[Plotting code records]
###

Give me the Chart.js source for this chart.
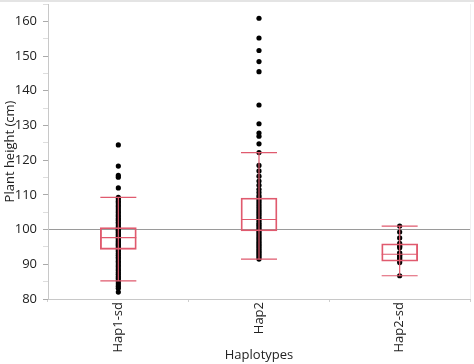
<!DOCTYPE html>
<html>
<head>
<meta charset="utf-8">
<script src="https://cdn.jsdelivr.net/npm/chart.js@4.4.0/dist/chart.umd.min.js"></script>
<style>
html, body { margin: 0; padding: 0; background: #fff; }
#wrap { width: 474px; height: 364px; }
</style>
</head>
<body>
<div id="wrap"><canvas id="myChart"></canvas></div>
<script>
// Catégories et valeurs
const categories = ['Hap1-sd', 'Hap2', 'Hap2-sd'];

// Statistiques des boîtes
const q1 = [94.3, 99.6, 90.9];
const median = [97.7, 102.9, 92.9];
const q3 = [100.6, 109.1, 95.9];
const whiskerLow = [85.2, 91.5, 86.7];
const whiskerHigh = [109.3, 122.2, 101.0];

// Points individuels
const hap1sd = [124.4, 118.3, 115.6, 115.1, 112.0,
    109.3, 108.8, 108.2, 107.7, 107.1, 106.6, 106.0, 105.4, 104.9, 104.3, 103.8,
    103.2, 102.7, 102.1, 101.6, 101.0, 100.6, 100.2, 99.8, 99.4, 99.0, 98.6, 98.2,
    97.8, 97.4, 97.0, 96.6, 96.2, 95.8, 95.4, 95.0, 94.6, 94.2, 93.7, 93.1, 92.6,
    92.0, 91.5, 90.9, 90.4, 89.8, 89.3, 88.7, 88.2, 87.6, 87.1, 86.5, 86.0, 85.4,
    84.9, 84.3, 83.7, 83.1, 82.0];
const hap2 = [160.9, 155.2, 151.6, 148.4, 145.5, 135.9, 130.5, 127.8, 126.9, 124.7, 122.2,
    118.5, 116.9, 115.4, 114.0, 112.8, 111.6, 110.7, 109.8, 109.2, 108.6, 108.0,
    107.4, 106.8, 106.2, 105.6, 105.0, 104.4, 103.8, 103.2, 102.6, 102.0, 101.5,
    101.0, 100.5, 100.0, 99.5, 99.0, 98.5, 98.0, 97.5, 97.0, 96.5, 96.0, 95.5,
    95.0, 94.5, 94.0, 93.5, 93.0, 92.5, 92.0, 91.5];
const hap2sd = [101.0, 99.3, 97.6, 96.0, 95.6, 95.2, 94.8, 93.3, 93.0, 92.6, 92.2,
    91.8, 91.4, 91.0, 90.5, 86.7];

// Graduations Y
const yMin = 80;
const yMax = 165;
const refLine = 100;

const boxColor = '#e05a6e';
const textColor = '#222';
const font = { family: '"Open Sans", "Noto Sans", sans-serif', size: 13 };

// Construction des points pour le scatter
let points = [];
[hap1sd, hap2, hap2sd].forEach(function (vals, i) {
    vals.forEach(function (v) {
        points.push({ x: categories[i], y: v });
    });
});

// Moustaches + médiane
const boxPlugin = {
    id: 'boxPlugin',
    afterDatasetsDraw(chart) {
        const ctx = chart.ctx;
        const y = chart.scales.y;
        const meta = chart.getDatasetMeta(0);
        ctx.save();
        ctx.strokeStyle = boxColor;
        ctx.lineWidth = 1.2;
        categories.forEach(function (c, i) {
            const bar = meta.data[i];
            const xc = bar.x;
            const hw = bar.width / 2;
            const yLow = y.getPixelForValue(whiskerLow[i]);
            const yHigh = y.getPixelForValue(whiskerHigh[i]);
            const yMed = y.getPixelForValue(median[i]);
            ctx.beginPath();
            ctx.moveTo(xc, yLow);
            ctx.lineTo(xc, yHigh);
            ctx.moveTo(xc - hw, yLow);
            ctx.lineTo(xc + hw, yLow);
            ctx.moveTo(xc - hw, yHigh);
            ctx.lineTo(xc + hw, yHigh);
            ctx.moveTo(xc - hw, yMed);
            ctx.lineTo(xc + hw, yMed);
            ctx.stroke();
        });
        ctx.restore();
    }
};

// Cadre haut / droite
const framePlugin = {
    id: 'framePlugin',
    beforeDraw(chart) {
        const ctx = chart.ctx;
        const a = chart.chartArea;
        ctx.save();
        ctx.strokeStyle = '#e4e4e4';
        ctx.lineWidth = 2;
        ctx.beginPath();
        ctx.moveTo(0, 1);
        ctx.lineTo(chart.width, 1);
        ctx.stroke();
        ctx.strokeStyle = '#f0f0f0';
        ctx.lineWidth = 1;
        ctx.beginPath();
        ctx.moveTo(a.right + 0.5, a.top);
        ctx.lineTo(a.right + 0.5, a.bottom);
        ctx.stroke();
        ctx.restore();
    }
};

const ctx = document.getElementById('myChart').getContext('2d');
const myChart = new Chart(ctx, {
    type: 'bar',
    data: {
        labels: categories,
        datasets: [{
            label: 'box',
            data: q1.map(function (v, i) { return [v, q3[i]]; }),
            backgroundColor: 'rgba(0,0,0,0)',
            borderColor: boxColor,
            borderWidth: 1.2,
            borderSkipped: false,
            barThickness: 36
        }, {
            type: 'scatter',
            label: 'points',
            data: points,
            backgroundColor: '#000',
            borderWidth: 0,
            pointRadius: 2.6
        }]
    },
    plugins: [boxPlugin, framePlugin],
    options: {
        responsive: true,
        maintainAspectRatio: false,
        animation: false,
        layout: { padding: { top: 2, right: 1, left: 0, bottom: 0 } },
        plugins: {
            legend: { display: false },
            tooltip: { enabled: false }
        },
        scales: {
            x: {
                type: 'category',
                offset: true,
                grid: {
                    offset: true,
                    drawOnChartArea: false,
                    tickLength: 3,
                    color: '#cfcfcf'
                },
                border: { color: '#c8c8c8' },
                ticks: {
                    minRotation: 90,
                    maxRotation: 90,
                    padding: 0,
                    color: textColor,
                    font: font
                },
                title: {
                    display: true,
                    text: 'Haplotypes',
                    color: textColor,
                    font: font,
                    padding: { top: 0, bottom: 1 }
                },
                afterFit: function (s) {
                    s.height = 65;
                    s.paddingLeft = 0;
                    s.paddingRight = 0;
                }
            },
            y: {
                min: yMin,
                max: yMax,
                grid: {
                    color: function (c) {
                        return c.tick && c.tick.value === refLine ? '#9a9a9a' : 'rgba(0,0,0,0)';
                    },
                    tickColor: function (c) {
                        return c.tick && c.tick.value % 10 === 0 ? '#aaaaaa' : '#dddddd';
                    },
                    tickLength: 5
                },
                border: { color: '#c8c8c8' },
                ticks: {
                    stepSize: 5,
                    autoSkip: false,
                    padding: 6,
                    color: textColor,
                    font: font,
                    callback: function (v) { return v % 10 === 0 ? v : ''; }
                },
                title: {
                    display: true,
                    text: 'Plant height (cm)',
                    color: textColor,
                    font: font,
                    padding: { top: 2, bottom: 0 }
                },
                afterFit: function (s) {
                    s.width = 48;
                    s.paddingTop = 0;
                    s.paddingBottom = 0;
                }
            }
        }
    }
});
</script>
</body>
</html>
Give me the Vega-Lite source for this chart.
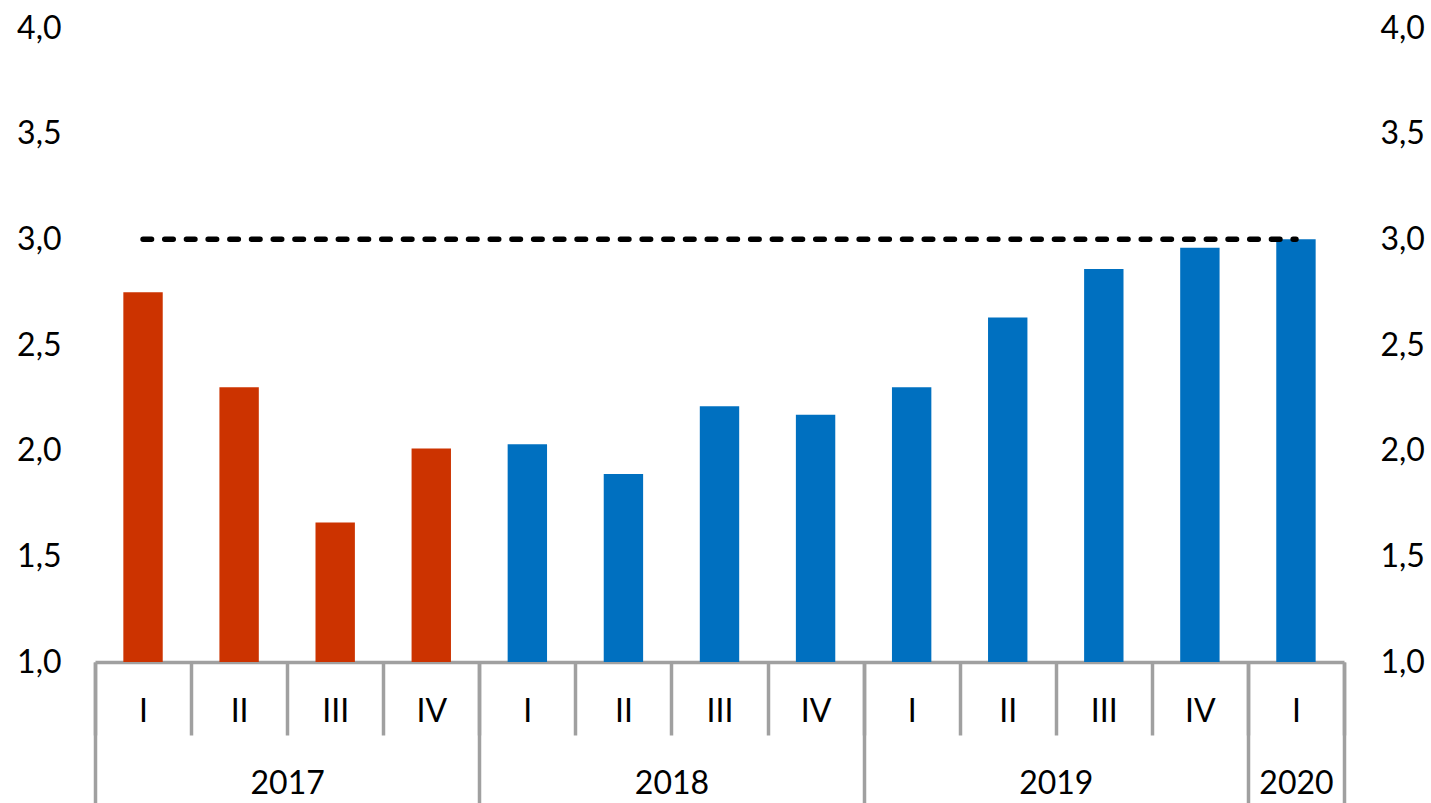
{
  "$schema": "https://vega.github.io/schema/vega-lite/v6.json",
  "autosize": "none",
  "width": 1249,
  "height": 634,
  "padding": {"left": 95, "top": 28, "right": 87, "bottom": 141},
  "background": "white",
  "config": {
    "view": {"stroke": null},
    "font": "Lato",
    "axis": {"grid": false, "labelFont": "Lato", "labelFontSize": 32, "labelColor": "#000000", "title": null}
  },
  "datasets": {
    "bars": [
      {"quarter": "2017 I", "value": 2.75, "phase": "2017"},
      {"quarter": "2017 II", "value": 2.30, "phase": "2017"},
      {"quarter": "2017 III", "value": 1.66, "phase": "2017"},
      {"quarter": "2017 IV", "value": 2.01, "phase": "2017"},
      {"quarter": "2018 I", "value": 2.03, "phase": "later"},
      {"quarter": "2018 II", "value": 1.89, "phase": "later"},
      {"quarter": "2018 III", "value": 2.21, "phase": "later"},
      {"quarter": "2018 IV", "value": 2.17, "phase": "later"},
      {"quarter": "2019 I", "value": 2.30, "phase": "later"},
      {"quarter": "2019 II", "value": 2.63, "phase": "later"},
      {"quarter": "2019 III", "value": 2.86, "phase": "later"},
      {"quarter": "2019 IV", "value": 2.96, "phase": "later"},
      {"quarter": "2020 I", "value": 3.00, "phase": "later"}
    ],
    "target": [
      {"quarter": "2017 I", "value": 3.0},
      {"quarter": "2020 I", "value": 3.0}
    ]
  },
  "layer": [
    {
      "data": {"name": "bars"},
      "mark": {"type": "bar", "width": {"band": 0.41}, "clip": true},
      "encoding": {
        "x": {
          "field": "quarter", "type": "nominal", "sort": null,
          "scale": {
            "domain": ["2017 I","2017 II","2017 III","2017 IV","2018 I","2018 II","2018 III","2018 IV","2019 I","2019 II","2019 III","2019 IV","2020 I"],
            "paddingInner": 0, "paddingOuter": 0
          },
          "axis": {
            "orient": "bottom",
            "domain": true, "domainColor": "#A0A0A0", "domainWidth": 3.5,
            "ticks": true, "tickBand": "extent", "tickSize": 73, "tickColor": "#A0A0A0", "tickWidth": 3.5,
            "labelExpr": "split(datum.value, ' ')[1]",
            "labelAngle": 0, "labelBaseline": "middle", "labelPadding": -24
          }
        },
        "y": {
          "field": "value", "type": "quantitative",
          "scale": {"domain": [1, 4], "nice": false, "zero": false},
          "axis": {
            "orient": "left", "domain": false, "ticks": false, "tickSize": 0,
            "values": [1, 1.5, 2, 2.5, 3, 3.5, 4],
            "labelExpr": "replace(format(datum.value, '.1f'), '.', ',')",
            "labelPadding": 34
          }
        },
        "color": {
          "field": "phase", "type": "nominal",
          "scale": {"domain": ["2017", "later"], "range": ["#CC3300", "#0070C0"]},
          "legend": null
        }
      }
    },
    {
      "data": {"name": "target"},
      "mark": {"type": "line", "color": "#000000", "strokeWidth": 5.5, "strokeDash": [8.5, 13.2], "strokeCap": "round"},
      "encoding": {
        "x": {
          "field": "quarter", "type": "nominal", "sort": null,
          "axis": {
            "orient": "bottom",
            "domain": false,
            "values": ["2017 I", "2018 I", "2019 I", "2020 I"],
            "ticks": true, "tickBand": "center", "tickOffset": -48.04, "tickSize": 141, "tickColor": "#A0A0A0", "tickWidth": 3.5,
            "labelExpr": "split(datum.value, ' ')[0]",
            "labelOffset": {"condition": {"test": "datum.value == '2020 I'", "value": 48.04}, "value": 192.15},
            "labelAngle": 0, "labelBaseline": "middle", "labelPadding": -20
          }
        },
        "y": {
          "field": "value", "type": "quantitative",
          "scale": {"domain": [1, 4], "nice": false, "zero": false},
          "axis": {
            "orient": "right", "domain": false, "ticks": false, "tickSize": 0,
            "values": [1, 1.5, 2, 2.5, 3, 3.5, 4],
            "labelExpr": "replace(format(datum.value, '.1f'), '.', ',')",
            "labelPadding": 36
          }
        }
      }
    },
    {
      "data": {"name": "target"},
      "mark": {"type": "point", "opacity": 0},
      "encoding": {
        "x": {
          "field": "quarter", "type": "nominal", "sort": null,
          "axis": {
            "orient": "bottom",
            "domain": false,
            "values": ["2020 I"],
            "ticks": true, "tickBand": "center", "tickOffset": 48.04, "tickSize": 141, "tickColor": "#A0A0A0", "tickWidth": 3.5,
            "labels": false
          }
        },
        "y": {
          "field": "value", "type": "quantitative",
          "scale": {"domain": [1, 4], "nice": false, "zero": false},
          "axis": null
        }
      }
    }
  ],
  "resolve": {"axis": {"x": "independent", "y": "independent"}}
}
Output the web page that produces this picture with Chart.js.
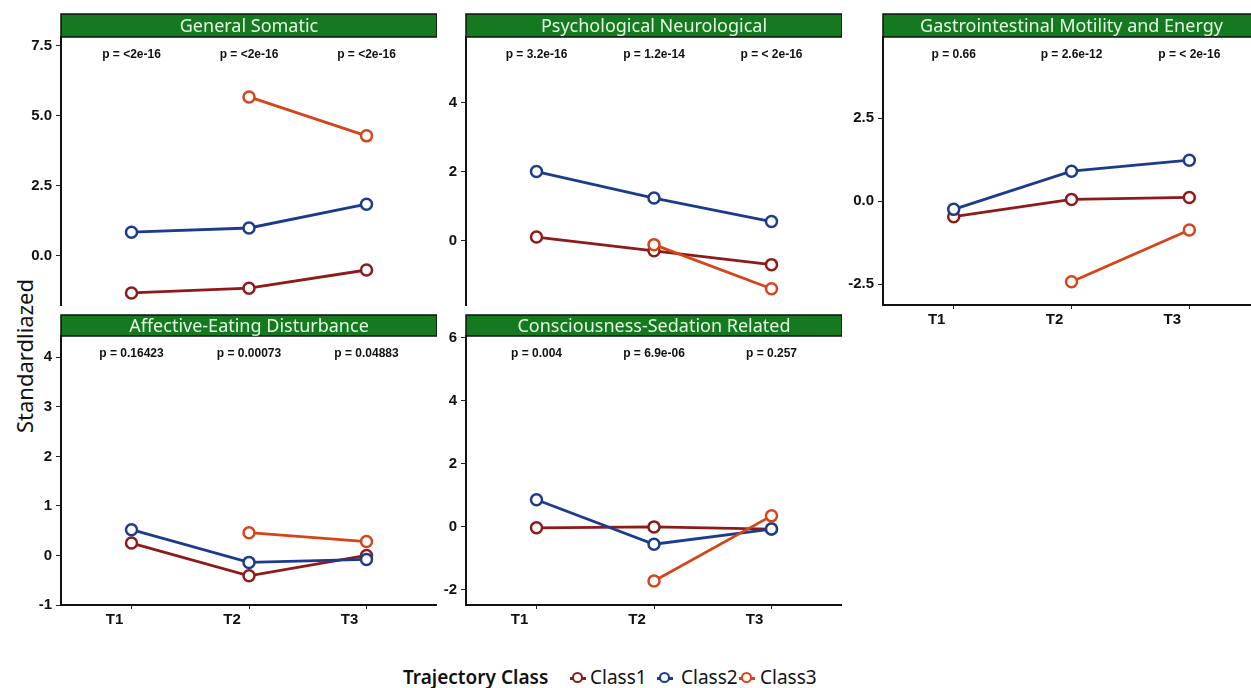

###

Task directions:
Leave out the pictures and repeat the lines from the start of the material through the line with "sans-serif', size: 13", inclusive.

The response:
Give me the Chart.js source for this chart.
<!DOCTYPE html>
<html>
<head>
<meta charset="utf-8">
<script src="https://cdn.jsdelivr.net/npm/chart.js@4.4.0/dist/chart.umd.min.js"></script>
<style>
html, body { margin: 0; padding: 0; background: #fff; }
#wrap { width: 474px; height: 364px; }
</style>
</head>
<body>
<div id="wrap"><canvas id="myChart"></canvas></div>
<script>
// Catégories et valeurs
const categories = ['Hap1-sd', 'Hap2', 'Hap2-sd'];

// Statistiques des boîtes
const q1 = [94.3, 99.6, 90.9];
const median = [97.7, 102.9, 92.9];
const q3 = [100.6, 109.1, 95.9];
const whiskerLow = [85.2, 91.5, 86.7];
const whiskerHigh = [109.3, 122.2, 101.0];

// Points individuels
const hap1sd = [124.4, 118.3, 115.6, 115.1, 112.0,
    109.3, 108.8, 108.2, 107.7, 107.1, 106.6, 106.0, 105.4, 104.9, 104.3, 103.8,
    103.2, 102.7, 102.1, 101.6, 101.0, 100.6, 100.2, 99.8, 99.4, 99.0, 98.6, 98.2,
    97.8, 97.4, 97.0, 96.6, 96.2, 95.8, 95.4, 95.0, 94.6, 94.2, 93.7, 93.1, 92.6,
    92.0, 91.5, 90.9, 90.4, 89.8, 89.3, 88.7, 88.2, 87.6, 87.1, 86.5, 86.0, 85.4,
    84.9, 84.3, 83.7, 83.1, 82.0];
const hap2 = [160.9, 155.2, 151.6, 148.4, 145.5, 135.9, 130.5, 127.8, 126.9, 124.7, 122.2,
    118.5, 116.9, 115.4, 114.0, 112.8, 111.6, 110.7, 109.8, 109.2, 108.6, 108.0,
    107.4, 106.8, 106.2, 105.6, 105.0, 104.4, 103.8, 103.2, 102.6, 102.0, 101.5,
    101.0, 100.5, 100.0, 99.5, 99.0, 98.5, 98.0, 97.5, 97.0, 96.5, 96.0, 95.5,
    95.0, 94.5, 94.0, 93.5, 93.0, 92.5, 92.0, 91.5];
const hap2sd = [101.0, 99.3, 97.6, 96.0, 95.6, 95.2, 94.8, 93.3, 93.0, 92.6, 92.2,
    91.8, 91.4, 91.0, 90.5, 86.7];

// Graduations Y
const yMin = 80;
const yMax = 165;
const refLine = 100;

const boxColor = '#e05a6e';
const textColor = '#222';
const font = { family: '"Open Sans", "Noto Sans", sans-serif', size: 13 };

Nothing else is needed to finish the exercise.